On the CMTs, the Dwight fourth grades are ranked No. 1 in the district in the percentage of students above the state goal in reading, writing and math. But with Kathy Greider, the driving force behind the turnaround, promoted from school principal to district principal this year, the thing to watch now is whether Dwight can sustain its momentum.

"She's got the best staff in here. These people work hard," said Navarra, 27, a Hartford native. "They're dedicated, devoted, tenacious. I've never worked with a harder-working group of people."

It wasn't always that way. When the energetic and animated Greider took over in 2000 at age 33, she was elevated from Dwight teacher to its new principal. She knew firsthand of the apathy throughout the school. And then she did something that is normally a career-killer for a new leader: micromanage.

Dwight was chaotic, lacking discipline and structure. Greider implemented procedures for just about everything, from how the kids would line up in the halls to how teachers would run their classes.

As you could imagine, she was not voted Ms. Popularity. Today, 80 percent of the teachers who were there during the down years are gone, replaced mostly by new hires in their 20s.

"The first thing I tackled was the school culture," Greider said this week, while giving me a tour of the school. "Underneath it all, if you don't believe that children in your school or your community can achieve at high levels, you will never get there. The kids in this building know who the adults are that care for them, love them, believe in them. They can read you as quick as they can see you."

Greider then reached out to parents, many of whom were not engaging the school. She also established corporate and community connections to augment the school's limited resources.

Now PTO meetings are well attended and corporate partners have funded a playscape and computer technology.

Dwight's students are a mix of Latinos, African Americans, Bosnians and others. Ninety-five percent of the families live below the poverty level, most speak English as a second language. Many come from single-parent homes.

Excuses were readily available if you wanted to quit.
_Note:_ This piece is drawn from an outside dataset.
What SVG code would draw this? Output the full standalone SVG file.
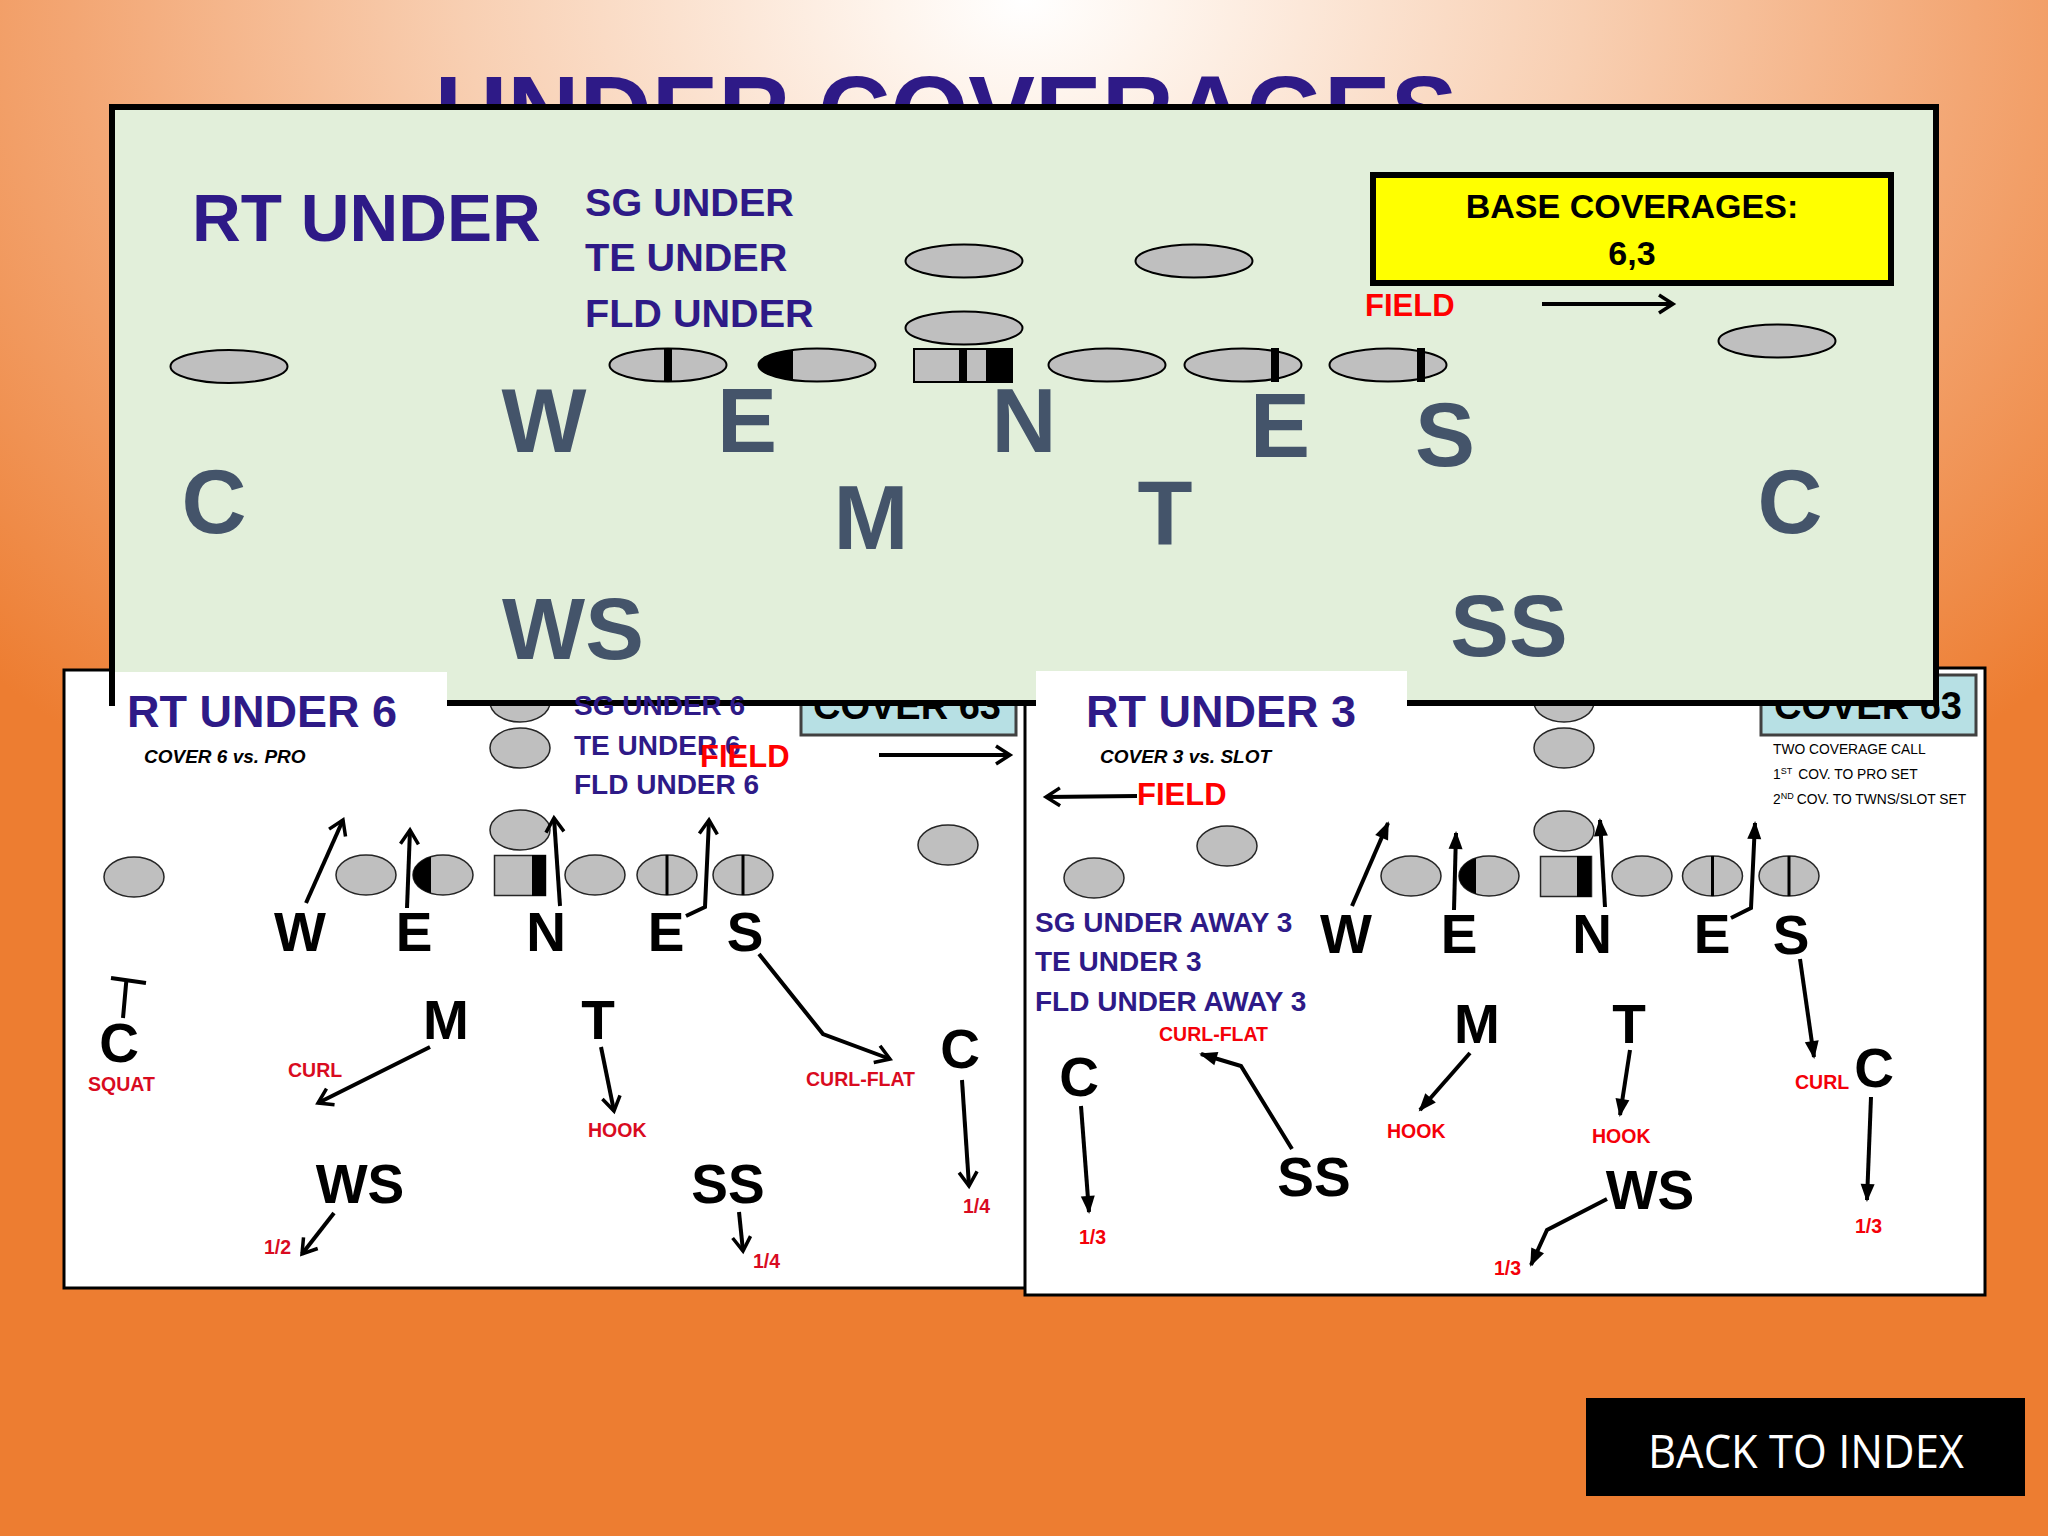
<svg xmlns="http://www.w3.org/2000/svg" width="2048" height="1536" viewBox="0 0 2048 1536">
<style>
text{font-family:"Liberation Sans",Arial,sans-serif;font-weight:700}
.title{fill:#2E1A87}
.blue{fill:#2E1A87}
.slate{fill:#44546A;font-size:90px;text-anchor:middle}
.blk{fill:#000;font-size:55px;text-anchor:middle}
.red1{fill:#D90B1F;font-size:19.5px}
.red2{fill:#F40009;font-size:19.5px}
.field{fill:#FF0000;font-size:31px}
.cov{fill:#000;font-size:19px;font-style:italic}
.note{fill:#000;font-size:13.8px;font-weight:400}
.sup{font-size:9px}
.big{fill:#BFBFBF;stroke:#000;stroke-width:2}
.sm{fill:#BFBFBF;stroke:#262626;stroke-width:1.5}
.c{fill:none;stroke:#000;stroke-width:4;stroke-linejoin:miter}
.open{marker-end:url(#openHead)}
.solid{marker-end:url(#solidHead)}
</style>
<defs>
<radialGradient id="bg" gradientUnits="userSpaceOnUse" cx="0" cy="0" r="1" gradientTransform="translate(1024 0) scale(1400 1000)">
<stop offset="0" stop-color="#FFFFFF"/>
<stop offset="0.1" stop-color="#FEF4EC"/>
<stop offset="0.4" stop-color="#F8CFB2"/>
<stop offset="0.68" stop-color="#F3A673"/>
<stop offset="1" stop-color="#ED7D31"/>
</radialGradient>
<marker id="openHead" markerUnits="userSpaceOnUse" markerWidth="24" markerHeight="24" refX="20" refY="12" orient="auto">
<path d="M6 3L20 12L6 21" fill="none" stroke="#000" stroke-width="3.5"/>
</marker>
<marker id="solidHead" markerUnits="userSpaceOnUse" markerWidth="24" markerHeight="20" refX="18" refY="10" orient="auto">
<path d="M2 3L20 10L2 17Z" fill="#000"/>
</marker>
<clipPath id="blackL"><rect x="758" y="340" width="35" height="50"/></clipPath>
</defs>
<rect id="background" width="2048" height="1536" fill="url(#bg)"/>
<text id="slide-title" class="title" x="435" y="146" font-size="100">UNDER COVERAGES</text>

<g id="panel-cover6">
<rect x="64" y="670" width="962" height="618" fill="#fff" stroke="#000" stroke-width="3"/>
<rect x="801" y="660" width="215" height="75" fill="#B7E0E4" stroke="#404040" stroke-width="3"/>
<text x="907" y="719" font-size="38" fill="#000" text-anchor="middle">COVER 63</text>
</g>
<g id="panel-cover3">
<rect x="1025" y="668" width="960" height="627" fill="#fff" stroke="#000" stroke-width="3"/>
<rect x="1761" y="675" width="215" height="60" fill="#B7E0E4" stroke="#404040" stroke-width="3"/>
<text x="1868" y="719" font-size="38" fill="#000" text-anchor="middle">COVER 63</text>
</g>
<g id="p1-hidden"><ellipse class="sm" cx="520" cy="702" rx="30" ry="20"/></g>
<g id="p2-hidden"><ellipse class="sm" cx="1564" cy="702" rx="30" ry="20"/></g>

<g id="panel-main">
<rect x="112" y="107" width="1824" height="596" fill="#E2EFDA" stroke="#000" stroke-width="6"/>
<text class="blue" x="192" y="241" font-size="67.500">RT UNDER</text>
<text class="blue" x="585" y="216" font-size="39.600">SG UNDER</text>
<text class="blue" x="585" y="271" font-size="39.600">TE UNDER</text>
<text class="blue" x="585" y="327" font-size="39.600">FLD UNDER</text>
</g>
<g id="base-box">
<rect x="1373" y="175" width="518" height="108" fill="#FFFF00" stroke="#000" stroke-width="6"/>
<text x="1632" y="218" font-size="34" fill="#000" text-anchor="middle">BASE COVERAGES:</text>
<text x="1632" y="265" font-size="34" fill="#000" text-anchor="middle">6,3</text>
</g>
<text id="main-field" class="field" x="1365" y="316">FIELD</text>
<g id="main-formation">
<ellipse class="big" cx="964" cy="261" rx="58.500" ry="16.500"/>
<ellipse class="big" cx="1194" cy="261" rx="58.500" ry="16.500"/>
<ellipse class="big" cx="964" cy="328" rx="58.500" ry="16.500"/>
<ellipse class="big" cx="229" cy="366.500" rx="58.500" ry="16.500"/>
<ellipse class="big" cx="668" cy="365" rx="58.500" ry="16.500"/>
<rect x="664" y="348" width="8" height="34"/>
<ellipse class="big" cx="817" cy="365" rx="58.500" ry="16.500"/>
<ellipse cx="817" cy="365" rx="58.500" ry="16.500" clip-path="url(#blackL)"/>
<rect x="914" y="349" width="98" height="33" fill="#BFBFBF" stroke="#000" stroke-width="2"/>
<rect x="959" y="349" width="8" height="33"/>
<rect x="986" y="349" width="26" height="33"/>
<ellipse class="big" cx="1107" cy="365" rx="58.500" ry="16.500"/>
<ellipse class="big" cx="1243" cy="365" rx="58.500" ry="16.500"/>
<rect x="1271" y="348" width="8" height="34"/>
<ellipse class="big" cx="1388" cy="365" rx="58.500" ry="16.500"/>
<rect x="1417" y="348" width="8" height="34"/>
<ellipse class="big" cx="1777" cy="341" rx="58.500" ry="16.500"/>
</g>
<g id="main-defense">
<text class="slate" x="544" y="452">W</text>
<text class="slate" x="747" y="452">E</text>
<text class="slate" x="1024" y="452">N</text>
<text class="slate" x="1280" y="457">E</text>
<text class="slate" x="1445" y="466">S</text>
<text class="slate" x="214" y="533">C</text>
<text class="slate" x="871" y="549">M</text>
<text class="slate" x="1165" y="545">T</text>
<text class="slate" x="1790" y="533">C</text>
<text class="slate" x="573" y="659" font-size="88" style="font-size:88px">WS</text>
<text class="slate" x="1509" y="656" style="font-size:88px">SS</text>
</g>

<rect id="title-box-6" x="115" y="672" width="332" height="40" fill="#fff"/>
<rect id="title-box-3" x="1036" y="671" width="371" height="40" fill="#fff"/>
<text id="title-6" class="blue" x="127" y="727" font-size="45">RT UNDER 6</text>
<text id="title-3" class="blue" x="1086" y="727" font-size="45">RT UNDER 3</text>

<g id="p1-text">
<text class="cov" x="144" y="763">COVER 6 vs. PRO</text>
<text class="blue" x="574" y="715" font-size="28">SG UNDER 6</text>
<text class="blue" x="574" y="755" font-size="28">TE UNDER 6</text>
<text class="blue" x="574" y="794" font-size="28">FLD UNDER 6</text>
<text class="field" x="700" y="767">FIELD</text>
</g>
<g id="p1-formation">
<ellipse class="sm" cx="520" cy="748" rx="30" ry="20"/>
<ellipse class="sm" cx="520" cy="830" rx="30" ry="20"/>
<ellipse class="sm" cx="134" cy="877" rx="30" ry="20"/>
<ellipse class="sm" cx="948" cy="845" rx="30" ry="20"/>
<ellipse class="sm" cx="366" cy="875" rx="30" ry="20"/>
<ellipse class="sm" cx="443" cy="875" rx="30" ry="20"/>
<path d="M431 856.700A30 20 0 0 0 431 893.300Z"/>
<rect x="494.500" y="855.500" width="51" height="40" fill="#BFBFBF" stroke="#262626" stroke-width="1.5"/>
<rect x="532" y="855" width="14" height="41"/>
<ellipse class="sm" cx="595" cy="875" rx="30" ry="20"/>
<ellipse class="sm" cx="667" cy="875" rx="30" ry="20"/>
<rect x="665.500" y="855" width="3" height="40"/>
<ellipse class="sm" cx="743" cy="875" rx="30" ry="20"/>
<rect x="741.500" y="855" width="3" height="40"/>
</g>
<g id="p1-defense">
<text class="blk" x="300" y="951">W</text>
<text class="blk" x="414" y="951">E</text>
<text class="blk" x="546" y="951">N</text>
<text class="blk" x="666" y="951">E</text>
<text class="blk" x="745" y="951">S</text>
<text class="blk" x="119" y="1062">C</text>
<text class="blk" x="446" y="1039">M</text>
<text class="blk" x="598" y="1039">T</text>
<text class="blk" x="960" y="1068">C</text>
<text class="blk" x="360" y="1203">WS</text>
<text class="blk" x="728" y="1203">SS</text>
</g>
<g id="p1-labels">
<text class="red1" x="88" y="1091">SQUAT</text>
<text class="red1" x="288" y="1077">CURL</text>
<text class="red1" x="588" y="1137">HOOK</text>
<text class="red1" x="806" y="1086">CURL-FLAT</text>
<text class="red1" x="963" y="1213">1/4</text>
<text class="red1" x="264" y="1254">1/2</text>
<text class="red1" x="753" y="1268">1/4</text>
</g>

<g id="p2-text">
<text class="cov" x="1100" y="763">COVER 3 vs. SLOT</text>
<text class="field" x="1137" y="805">FIELD</text>
<text class="note" x="1773" y="754">TWO COVERAGE CALL</text>
<text class="note" x="1773" y="779">1<tspan class="sup" dy="-5">ST</tspan><tspan dy="5" dx="6">COV. TO PRO SET</tspan></text>
<text class="note" x="1773" y="804">2<tspan class="sup" dy="-5">ND</tspan><tspan dy="5" dx="3">COV. TO TWNS/SLOT SET</tspan></text>
<text class="blue" x="1035" y="932" font-size="28">SG UNDER AWAY 3</text>
<text class="blue" x="1035" y="971" font-size="28">TE UNDER 3</text>
<text class="blue" x="1035" y="1011" font-size="28">FLD UNDER AWAY 3</text>
</g>
<g id="p2-formation">
<ellipse class="sm" cx="1094" cy="878" rx="30" ry="20"/>
<ellipse class="sm" cx="1227" cy="846" rx="30" ry="20"/>
<ellipse class="sm" cx="1564" cy="748" rx="30" ry="20"/>
<ellipse class="sm" cx="1564" cy="831" rx="30" ry="20"/>
<ellipse class="sm" cx="1411" cy="876" rx="30" ry="20"/>
<ellipse class="sm" cx="1489" cy="876" rx="30" ry="20"/>
<path d="M1476 858A30 20 0 0 0 1476 894Z"/>
<rect x="1540.500" y="856.500" width="51" height="40" fill="#BFBFBF" stroke="#262626" stroke-width="1.5"/>
<rect x="1577" y="856" width="14" height="41"/>
<ellipse class="sm" cx="1642" cy="876" rx="30" ry="20"/>
<ellipse class="sm" cx="1712.500" cy="876" rx="30" ry="20"/>
<rect x="1711" y="856" width="3" height="40"/>
<ellipse class="sm" cx="1789" cy="876" rx="30" ry="20"/>
<rect x="1787.500" y="856" width="3" height="40"/>
</g>
<g id="p2-defense">
<text class="blk" x="1346" y="953">W</text>
<text class="blk" x="1459" y="953">E</text>
<text class="blk" x="1592" y="953">N</text>
<text class="blk" x="1712" y="953">E</text>
<text class="blk" x="1791" y="954">S</text>
<text class="blk" x="1477" y="1043">M</text>
<text class="blk" x="1629" y="1043">T</text>
<text class="blk" x="1079" y="1096">C</text>
<text class="blk" x="1874" y="1087">C</text>
<text class="blk" x="1314" y="1196">SS</text>
<text class="blk" x="1650" y="1209">WS</text>
</g>
<g id="p2-labels">
<text class="red2" x="1159" y="1041">CURL-FLAT</text>
<text class="red2" x="1387" y="1138">HOOK</text>
<text class="red2" x="1592" y="1143">HOOK</text>
<text class="red2" x="1795" y="1089">CURL</text>
<text class="red2" x="1079" y="1244">1/3</text>
<text class="red2" x="1855" y="1233">1/3</text>
<text class="red2" x="1494" y="1275">1/3</text>
</g>

<g id="connectors">
<path class="c open" d="M1542 304L1673 304"/>
<path class="c open" d="M879 755L1010 755"/>
<path class="c open" d="M1137 796L1046 797"/>
<path class="c open" d="M306 903L343 820"/>
<path class="c open" d="M407 908L410 830"/>
<path class="c open" d="M560 906L554 818"/>
<path class="c open" d="M686 916L705 907L709 820"/>
<path class="c open" d="M759 954L823 1034L890 1059"/>
<path class="c" d="M123 1018L126.500 979M111 978L146 983"/>
<path class="c open" d="M430 1047L318 1103"/>
<path class="c open" d="M601 1047L614 1111"/>
<path class="c open" d="M962 1080L969 1186"/>
<path class="c open" d="M334 1213L302 1254"/>
<path class="c open" d="M739 1212L743 1251"/>
<path class="c solid" d="M1352 906L1388 823"/>
<path class="c solid" d="M1454 910L1456 833"/>
<path class="c solid" d="M1605 907L1600 820"/>
<path class="c solid" d="M1731 918L1751 908L1755 823"/>
<path class="c solid" d="M1800 959L1814 1057"/>
<path class="c solid" d="M1292 1149L1241 1066L1201 1054"/>
<path class="c solid" d="M1470 1053L1420 1110"/>
<path class="c solid" d="M1630 1050L1620 1115"/>
<path class="c solid" d="M1871 1097L1867 1200"/>
<path class="c solid" d="M1081 1106L1089 1212"/>
<path class="c solid" d="M1607 1199L1547 1230L1531 1265"/>
</g>

<g id="back-to-index">
<rect x="1586" y="1398" width="439" height="98" fill="#000"/>
<text x="1806" y="1468" font-size="46" fill="#fff" text-anchor="middle" textLength="316" lengthAdjust="spacingAndGlyphs" style="font-family:'Open Sans',sans-serif;font-weight:400">BACK TO INDEX</text>
</g>
</svg>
That didn't prevent the school from promoting college as an option well within the students' reach. There was even a tour of Central Connecticut State University.

Angel Reyes says his college 2014 T-shirt says it all: "That tells me the year I'm going to college. I think I'm going to CCSU. If you didn't think about college now, then when you grow up you're not going to be thinking about college."

Add Dwight to a small, but growing list of Hartford schools making us take notice of their achievement.

Remind Greider of the near-implosion at Simpson-Waverly elementary school after acclaimed Principal James Thompson retired last year and she insists that won't happen with her departure.

The cadre of young teachers she has hired is a solid foundation, and her hand-picked successor, Hartford-bred Stacey McCann, is an effervescent go-getter who will keep the embers burning.

"If this doesn't sustain itself, then it's really a reflection on me," says Greider. "I didn't set it up right."

From this vantage point, it looks like things are finally in order.